If you do fall behind, your mortgage contract likely contains an acceleration clause. This provision allows the lender to demand the entire remaining loan balance at once rather than just the missed payments. Acceleration does not happen overnight: the servicer must send you a notice and give you an opportunity to cure the default before accelerating the loan. For FHA-insured mortgages, federal regulations specifically require the servicer to allow reinstatement even after foreclosure proceedings have begun, as long as you pay all past-due amounts plus any associated legal fees in a lump sum.6eCFR. 24 CFR 203.608 – Reinstatement Most states also provide reinstatement rights for conventional loans, though the deadlines and procedures vary.

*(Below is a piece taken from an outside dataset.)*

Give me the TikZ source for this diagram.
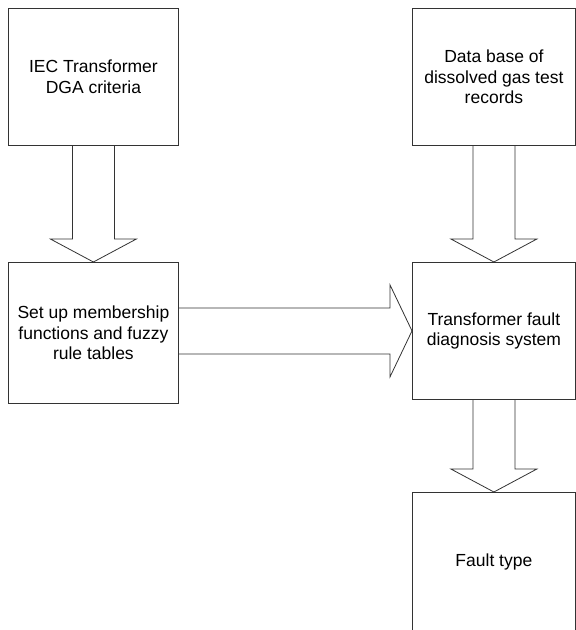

Before any of that happens, your servicer is required to discuss loss mitigation options with you. These can include loan modification, forbearance, or repayment plans that spread the missed payments over several months. The 120-day pre-foreclosure period exists specifically to give you time to pursue these options.7Consumer Financial Protection Bureau. What Happens After I Complete an Application to Determine My Options to Avoid Foreclosure

Protections for Active-Duty Military

If you are an active-duty servicemember with a mortgage you took out before entering military service, the Servicemembers Civil Relief Act provides additional foreclosure protection. Your home cannot be foreclosed on without a court order during your active-duty period and for one year after you leave active duty.8Office of the Law Revision Counsel. 50 USC 3953 – Mortgages and Trust Deeds This protection applies whether or not you told your servicer about your military status. Separately, you can request that your mortgage interest rate be reduced to 6% for the duration of your active-duty service and for one additional year afterward.9Consumer Financial Protection Bureau. As a Servicemember, Am I Protected Against Foreclosure

Preventing Future Bounced Payments

The easiest fix is the most boring one: keep a buffer in your checking account. A cushion equal to one mortgage payment sitting untouched in the account means a timing mismatch between your paycheck deposit and your mortgage draft will not result in a returned payment. If that is not realistic, schedule your autopay for a date when you know funds are available rather than the first of the month.

Overdraft protection linked to a savings account is another safety net. Some banks will automatically transfer funds from savings to checking to cover a shortfall, usually for a smaller fee than an NSF charge or sometimes for free. This will not help with every scenario, but it catches the most common one: a payment that drafts a day before your direct deposit lands. Review your bank’s overdraft policies and opt in to the transfer-based option if it is available. The alternative, overdraft coverage that functions like a short-term loan, can carry its own fees and interest.